Limitation of Actions Provision
The court further reasoned that the plaintiff's claims were barred by the limitation of actions provision outlined in the insurance policy. The policy stipulated that any legal action must be initiated within three years following the submission of proof of loss. The plaintiff had submitted his proof of loss on June 7, 2013, but did not file his complaint until April 23, 2018, well beyond the three-year limitation period. The court emphasized that the U.S. Supreme Court has consistently upheld the enforcement of contractual limitations provisions in ERISA plans, reinforcing that these time limitations are critical for the orderly administration of benefits.
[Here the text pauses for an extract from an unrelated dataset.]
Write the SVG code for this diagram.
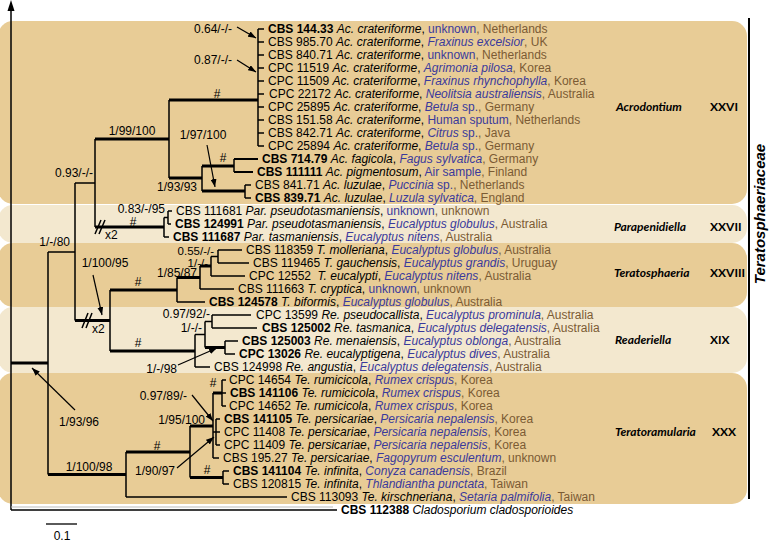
<svg xmlns="http://www.w3.org/2000/svg" width="773" height="544" viewBox="0 0 773 544">
<style>
.t{font-family:"Liberation Sans",Arial,sans-serif;font-size:12px;fill:#000}
.b{font-weight:bold}
.i{font-style:italic}
.h{fill:#3a3a9c}
.c{fill:#7b5b34}
.cl{font-family:Lato,"Liberation Sans",sans-serif;font-size:12px;font-weight:bold;fill:#000}
.br{stroke:#000;stroke-width:1.5;fill:none}
.tk{stroke:#000;stroke-width:3;fill:none}
.md{stroke:#000;stroke-width:2;fill:none}
.ar{stroke:#000;stroke-width:1.2;fill:none;marker-end:url(#ah)}
.box1{fill:#e8cc96}
.box2{fill:#f3e8cf}
</style>
<defs>
<marker id="ah" viewBox="0 0 8 6" refX="8" refY="3" markerWidth="8" markerHeight="6" orient="auto" markerUnits="userSpaceOnUse"><path d="M0,0 L8,3 L0,6 z" fill="#000"/></marker>
</defs>
<rect width="773" height="544" fill="#fff"/>
<g id="clade-boxes">
<rect class="box1" x="-2" y="21" width="749" height="183" rx="15"/>
<rect class="box2" x="-2" y="205" width="749" height="38" rx="15"/>
<rect class="box1" x="-2" y="243" width="749" height="64" rx="15"/>
<rect class="box2" x="-2" y="307" width="749" height="66" rx="15"/>
<rect class="box1" x="-2" y="373" width="749" height="131" rx="15"/>
</g>
<g id="axis">
<line x1="11" y1="9" x2="11" y2="510" stroke="#000" stroke-width="1.5"/>
<path d="M11,0 L7.5,11 L14.5,11 Z" fill="#000"/>
<line x1="11" y1="507" x2="333" y2="507" stroke="#bbb" stroke-width="1"/>
</g>
<g id="connectors">
<path class="br" d="M48,252V474.5 M75,183V320.5 M95,139V227 M169,100V178 M258,29V146 M202,166V191 M234,159V172 M245,185V198 M164,217.5V237 M168,211V224 M110,290V351 M177,277.5V302 M200,266V289 M211,256.5V276 M218,250V263 M195,334.5V367 M205,321.5V347.5 M212,315V328 M225,341V354 M126,452V497 M190,426V477.5 M213,393V458 M222,380V406 M216,419V445 M223,471V484"/>
<path class="br" d="M48,252H75 M75,183H95 M164,217.5H168 M211,256.5H218 M195,334.5H205 M205,321.5H212 M213,432H216"/>
<path class="tk" d="M11,363H48 M95,139H169 M169,100H258 M169,178H202 M202,166H234 M202,191H245 M95,227H164 M75,320.5H110 M110,290H177 M177,277.5H200 M200,266H211 M110,351H195 M205,347.5H225 M48,474.5H126 M126,452H190 M190,426H213 M213,393H222 M190,477.5H223"/>
<path class="br" d="M258,29H264 M258,42H264 M258,55H264 M258,68H264 M258,81H264 M258,94H264 M258,107H264 M258,120H264 M258,133H264 M258,146H264"/>
<path class="md" d="M234,159H258 M234,172H253"/>
<path class="br" d="M245,185H251 M245,198H251 M168,211H172 M168,224H171 M164,237H169 M218,250H242 M218,263H249 M211,276H245 M200,289H234 M177,302H205 M212,315H251 M212,328H257 M225,341H238 M225,354H235 M195,367H210 M222,380H226 M222,393H226 M222,406H226 M216,419H220 M216,432H220 M216,445H220 M213,458H219 M223,471H229 M223,484H229 M126,497H287 M11,510H337"/>
<path class="br" d="M95,234L101,220 M99,234L105,220 M82,328L88,313 M86,328L92,313"/>
<line class="ar" x1="237" y1="27" x2="256" y2="38"/>
<line class="ar" x1="237" y1="60" x2="256" y2="72"/>
<line class="ar" x1="207" y1="145" x2="215" y2="187"/>
<line class="ar" x1="93" y1="275" x2="102" y2="315"/>
<line class="ar" x1="178" y1="365" x2="217" y2="348"/>
<line class="ar" x1="75" y1="410" x2="32" y2="368"/>
<line class="ar" x1="192" y1="395" x2="213" y2="421"/>
<line class="ar" x1="177" y1="468" x2="214" y2="437"/>
</g>
<g id="support-values" class="t">
<text x="232" y="33" text-anchor="end">0.64/-/-</text>
<text x="232" y="64" text-anchor="end">0.87/-/-</text>
<text x="217" y="98" text-anchor="middle">#</text>
<text x="132" y="135" text-anchor="middle">1/99/100</text>
<text x="93" y="177" text-anchor="end">0.93/-/-</text>
<text x="203" y="139" text-anchor="middle">1/97/100</text>
<text x="223" y="162" text-anchor="middle">#</text>
<text x="197" y="191" text-anchor="end">1/93/93</text>
<text x="165" y="213" text-anchor="end">0.83/-/95</text>
<text x="133" y="226" text-anchor="middle">#</text>
<text x="105" y="239">x2</text>
<text x="70" y="246" text-anchor="end">1/-/80</text>
<text x="105" y="267" text-anchor="middle">1/100/95</text>
<text x="138" y="286" text-anchor="middle">#</text>
<text x="214" y="254.5" text-anchor="end" font-size="11.5">0.55/-/-</text>
<text x="208" y="266.5" text-anchor="end" font-size="11.5">1/-/-</text>
<text x="197" y="277" text-anchor="end">1/85/87</text>
<text x="210" y="318" text-anchor="end">0.97/92/-</text>
<text x="202" y="332" text-anchor="end">1/-/-</text>
<text x="92" y="333">x2</text>
<text x="138" y="347" text-anchor="middle">#</text>
<text x="177" y="373" text-anchor="end">1/-/98</text>
<text x="79" y="426" text-anchor="middle">1/93/96</text>
<text x="213" y="387" text-anchor="middle">#</text>
<text x="187" y="400" text-anchor="end">0.97/89/-</text>
<text x="205" y="424" text-anchor="end">1/95/100</text>
<text x="157" y="450" text-anchor="middle">#</text>
<text x="89" y="471" text-anchor="middle">1/100/98</text>
<text x="175" y="475" text-anchor="end">1/90/97</text>
<text x="207" y="474" text-anchor="middle">#</text>
</g>
<g id="taxa" class="t">
<g id="r01"><text x="268" y="33"><tspan class="b">CBS 144.33</tspan> <tspan class="i">Ac. crateriforme</tspan>, <tspan class="h">unknown</tspan><tspan class="c">, Netherlands</tspan></text></g>
<g id="r02"><text x="268" y="46">CBS 985.70 <tspan class="i">Ac. crateriforme</tspan>, <tspan class="h i">Fraxinus excelsior</tspan><tspan class="c">, UK</tspan></text></g>
<g id="r03"><text x="268" y="59">CBS 840.71 <tspan class="i">Ac. crateriforme</tspan>, <tspan class="h">unknown</tspan><tspan class="c">, Netherlands</tspan></text></g>
<g id="r04"><text x="268" y="72">CPC 11519 <tspan class="i">Ac. crateriforme</tspan>, <tspan class="h i">Agrimonia pilosa</tspan><tspan class="c">, Korea</tspan></text></g>
<g id="r05"><text x="268" y="85">CPC 11509 <tspan class="i">Ac. crateriforme</tspan>, <tspan class="h i">Fraxinus rhynchophylla</tspan><tspan class="c">, Korea</tspan></text></g>
<g id="r06"><text x="269" y="98">CPC 22172 <tspan class="i">Ac. crateriforme</tspan>, <tspan class="h i">Neolitsia australiensis</tspan><tspan class="c">, Australia</tspan></text></g>
<g id="r07"><text x="268" y="111">CPC 25895 <tspan class="i">Ac. crateriforme</tspan>, <tspan class="h"><tspan class="i">Betula</tspan> sp.</tspan><tspan class="c">, Germany</tspan></text></g>
<g id="r08"><text x="268" y="124">CBS 151.58 <tspan class="i">Ac. crateriforme</tspan>, <tspan class="h">Human sputum</tspan><tspan class="c">, Netherlands</tspan></text></g>
<g id="r09"><text x="268" y="137">CBS 842.71 <tspan class="i">Ac. crateriforme</tspan>, <tspan class="h"><tspan class="i">Citrus</tspan> sp.</tspan><tspan class="c">, Java</tspan></text></g>
<g id="r10"><text x="268" y="150">CPC 25894 <tspan class="i">Ac. crateriforme</tspan>, <tspan class="h"><tspan class="i">Betula</tspan> sp.</tspan><tspan class="c">, Germany</tspan></text></g>
<g id="r11"><text x="262" y="163"><tspan class="b">CBS 714.79</tspan> <tspan class="i">Ac. fagicola</tspan>, <tspan class="h i">Fagus sylvatica</tspan><tspan class="c">, Germany</tspan></text></g>
<g id="r12"><text x="257" y="176"><tspan class="b">CBS 111111</tspan> <tspan class="i">Ac. pigmentosum</tspan>, <tspan class="h">Air sample</tspan><tspan class="c">, Finland</tspan></text></g>
<g id="r13"><text x="255" y="189">CBS 841.71 <tspan class="i">Ac. luzulae</tspan>, <tspan class="h"><tspan class="i">Puccinia</tspan> sp.</tspan><tspan class="c">, Netherlands</tspan></text></g>
<g id="r14"><text x="255" y="202"><tspan class="b">CBS 839.71</tspan> <tspan class="i">Ac. luzulae</tspan>, <tspan class="h i">Luzula sylvatica</tspan><tspan class="c">, England</tspan></text></g>
<g id="r15"><text x="176" y="215">CBS 111681 <tspan class="i">Par. pseudotasmaniensis</tspan>, <tspan class="h">unknown</tspan><tspan class="c">, unknown</tspan></text></g>
<g id="r16"><text x="175" y="228"><tspan class="b">CBS 124991</tspan> <tspan class="i">Par. pseudotasmaniensis</tspan>, <tspan class="h i">Eucalyptus globulus</tspan><tspan class="c">, Australia</tspan></text></g>
<g id="r17"><text x="173" y="241"><tspan class="b">CBS 111687</tspan> <tspan class="i">Par. tasmaniensis</tspan>, <tspan class="h i">Eucalyptus nitens</tspan><tspan class="c">, Australia</tspan></text></g>
<g id="r18"><text x="246" y="254">CBS 118359 <tspan class="i">T. molleriana</tspan>, <tspan class="h i">Eucalyptus globulus</tspan><tspan class="c">, Australia</tspan></text></g>
<g id="r19"><text x="253" y="267">CBS 119465 <tspan class="i">T. gauchensis</tspan>, <tspan class="h i">Eucalyptus grandis</tspan><tspan class="c">, Uruguay</tspan></text></g>
<g id="r20"><text x="249" y="280">CPC 12552 <tspan class="i" dx="3">T. eucalypti</tspan>, <tspan class="h i">Eucalyptus nitens</tspan><tspan class="c">, Australia</tspan></text></g>
<g id="r21"><text x="238" y="293">CBS 111663 <tspan class="i">T. cryptica</tspan>, <tspan class="h">unknown</tspan><tspan class="c">, unknown</tspan></text></g>
<g id="r22"><text x="209" y="306"><tspan class="b">CBS 124578</tspan> <tspan class="i">T. biformis</tspan>, <tspan class="h i">Eucalyptus globulus</tspan><tspan class="c">, Australia</tspan></text></g>
<g id="r23"><text x="256" y="319">CPC 13599 <tspan class="i">Re. pseudocallista</tspan>, <tspan class="h i">Eucalyptus prominula</tspan><tspan class="c">, Australia</tspan></text></g>
<g id="r24"><text x="262" y="332"><tspan class="b">CBS 125002</tspan> <tspan class="i">Re. tasmanica</tspan>, <tspan class="h i">Eucalyptus delegatensis</tspan><tspan class="c">, Australia</tspan></text></g>
<g id="r25"><text x="242" y="345"><tspan class="b">CBS 125003</tspan> <tspan class="i">Re. menaiensis</tspan>, <tspan class="h i">Eucalyptus oblonga</tspan><tspan class="c">, Australia</tspan></text></g>
<g id="r26"><text x="239" y="358"><tspan class="b">CPC 13026</tspan> <tspan class="i">Re. eucalyptigena</tspan>, <tspan class="h i">Eucalyptus dives</tspan><tspan class="c">, Australia</tspan></text></g>
<g id="r27"><text x="214" y="371">CBS 124998 <tspan class="i">Re. angustia</tspan>, <tspan class="h i">Eucalyptus delegatensis</tspan><tspan class="c">, Australia</tspan></text></g>
<g id="r28"><text x="229" y="384">CPC 14654 <tspan class="i">Te. rumicicola</tspan>, <tspan class="h i">Rumex crispus</tspan><tspan class="c">, Korea</tspan></text></g>
<g id="r29"><text x="230" y="397"><tspan class="b">CBS 141106</tspan> <tspan class="i">Te. rumicicola</tspan>, <tspan class="h i">Rumex crispus</tspan><tspan class="c">, Korea</tspan></text></g>
<g id="r30"><text x="229" y="410">CPC 14652 <tspan class="i">Te. rumicicola</tspan>, <tspan class="h i">Rumex crispus</tspan><tspan class="c">, Korea</tspan></text></g>
<g id="r31"><text x="224" y="423"><tspan class="b">CBS 141105</tspan> <tspan class="i">Te. persicariae</tspan>, <tspan class="h i">Persicaria nepalensis</tspan><tspan class="c">, Korea</tspan></text></g>
<g id="r32"><text x="224" y="436">CPC 11408 <tspan class="i">Te. persicariae</tspan>, <tspan class="h i">Persicaria nepalensis</tspan><tspan class="c">, Korea</tspan></text></g>
<g id="r33"><text x="224" y="449">CPC 11409 <tspan class="i">Te. persicariae</tspan>, <tspan class="h i">Persicaria nepalensis</tspan><tspan class="c">, Korea</tspan></text></g>
<g id="r34"><text x="223" y="462">CBS 195.27 <tspan class="i">Te. persicariae</tspan>, <tspan class="h i">Fagopyrum esculentum</tspan><tspan class="c">, unknown</tspan></text></g>
<g id="r35"><text x="233" y="475"><tspan class="b">CBS 141104</tspan> <tspan class="i">Te. infinita</tspan>, <tspan class="h i">Conyza canadensis</tspan><tspan class="c">, Brazil</tspan></text></g>
<g id="r36"><text x="233" y="488">CBS 120815 <tspan class="i">Te. infinita</tspan>, <tspan class="h i">Thlandiantha punctata</tspan><tspan class="c">, Taiwan</tspan></text></g>
<g id="r37"><text x="291" y="501">CBS 113093 <tspan class="i">Te. kirschneriana</tspan>, <tspan class="h i">Setaria palmifolia</tspan><tspan class="c">, Taiwan</tspan></text></g>
<g id="r38"><text x="341" y="514"><tspan class="b">CBS 112388</tspan> <tspan class="i">Cladosporium cladosporioides</tspan></text></g>
</g>
<g id="clade-labels">
<g id="lab-acrodontium"><text class="cl" x="616" y="111" font-style="italic">Acrodontium</text><text class="cl" x="710" y="111">XXVI</text></g>
<g id="lab-parapenidiella"><text class="cl" x="614" y="231" font-style="italic">Parapenidiella</text><text class="cl" x="710" y="231">XXVII</text></g>
<g id="lab-teratosphaeria"><text class="cl" x="614" y="277" font-style="italic">Teratosphaeria</text><text class="cl" x="710" y="277">XXVIII</text></g>
<g id="lab-readeriella"><text class="cl" x="615" y="344" font-style="italic">Readeriella</text><text class="cl" x="710" y="344">XIX</text></g>
<g id="lab-teratoramularia"><text class="cl" x="615" y="436" font-style="italic">Teratoramularia</text><text class="cl" x="712" y="436">XXX</text></g>
<g id="lab-family"><line x1="749" y1="18" x2="749" y2="499" stroke="#000" stroke-width="2"/><text transform="translate(765,214) rotate(-90)" text-anchor="middle" font-family="Liberation Sans,Arial,sans-serif" font-size="15" font-weight="bold" font-style="italic">Teratosphaeriaceae</text></g>
</g>
<g id="scale-bar">
<line x1="46" y1="524" x2="77" y2="524" stroke="#000" stroke-width="1.3"/>
<text class="t" x="62" y="540" text-anchor="middle">0.1</text>
</g>
</svg>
Consequently, the plaintiff's failure to abide by this provision further supported the motion to dismiss, as the court found that the claims were time-barred.
Improper Party
In addition to the previous two grounds for dismissal, the court addressed whether Hulett Environmental Services, Inc. was a proper party in the lawsuit. The court noted that while Hulett was the sponsor of the Group Insurance Plan, it was not the claims administrator responsible for processing claims under the policy. The Eleventh Circuit had previously established that the proper defendant in ERISA cases is the party that controls administration of the plan, as seen in Garren v. John Hancock Mut. Life Ins. Co. The court concluded that since Hulett did not have authority over the administration of the policy, including claims processing and appeals, it was an improper defendant in this case. This additional reasoning reinforced the basis for dismissing the complaint against Hulett altogether.
Dismissal with Prejudice
The court ultimately recommended that the complaint be dismissed with prejudice, indicating that the plaintiff would not have the opportunity to refile the case in the future. This recommendation was based on the cumulative failures of the plaintiff, including the lack of exhaustion of administrative remedies, the untimeliness of the claim filing, and the identification of an improper party. The court cited precedent, including Amos v. Hartford Life and Acc. Ins. Co., to support its decision, which affirmed the dismissal of ERISA claims when they are time-barred due to failure to comply with policy limitations. By recommending dismissal with prejudice, the court aimed to uphold the integrity of the procedural requirements established under ERISA and discourage future non-compliance with such critical regulations.
Conclusion
In conclusion, the court's reasoning rested on the principles of administrative exhaustion, adherence to limitations provisions, and the identification of the proper parties in ERISA actions. The failure of the plaintiff to follow the necessary procedures not only impeded his own claims but also highlighted the importance of compliance with regulatory frameworks governing employee benefit plans. The court's decision to dismiss the complaint underscored the judiciary's role in enforcing these procedural safeguards, ensuring that claimants cannot bypass established protocols without sufficient justification. As a result, the recommendation for dismissal with prejudice served to reinforce the necessity for plaintiffs to diligently pursue administrative remedies and respect the time-sensitive nature of benefit claims under ERISA.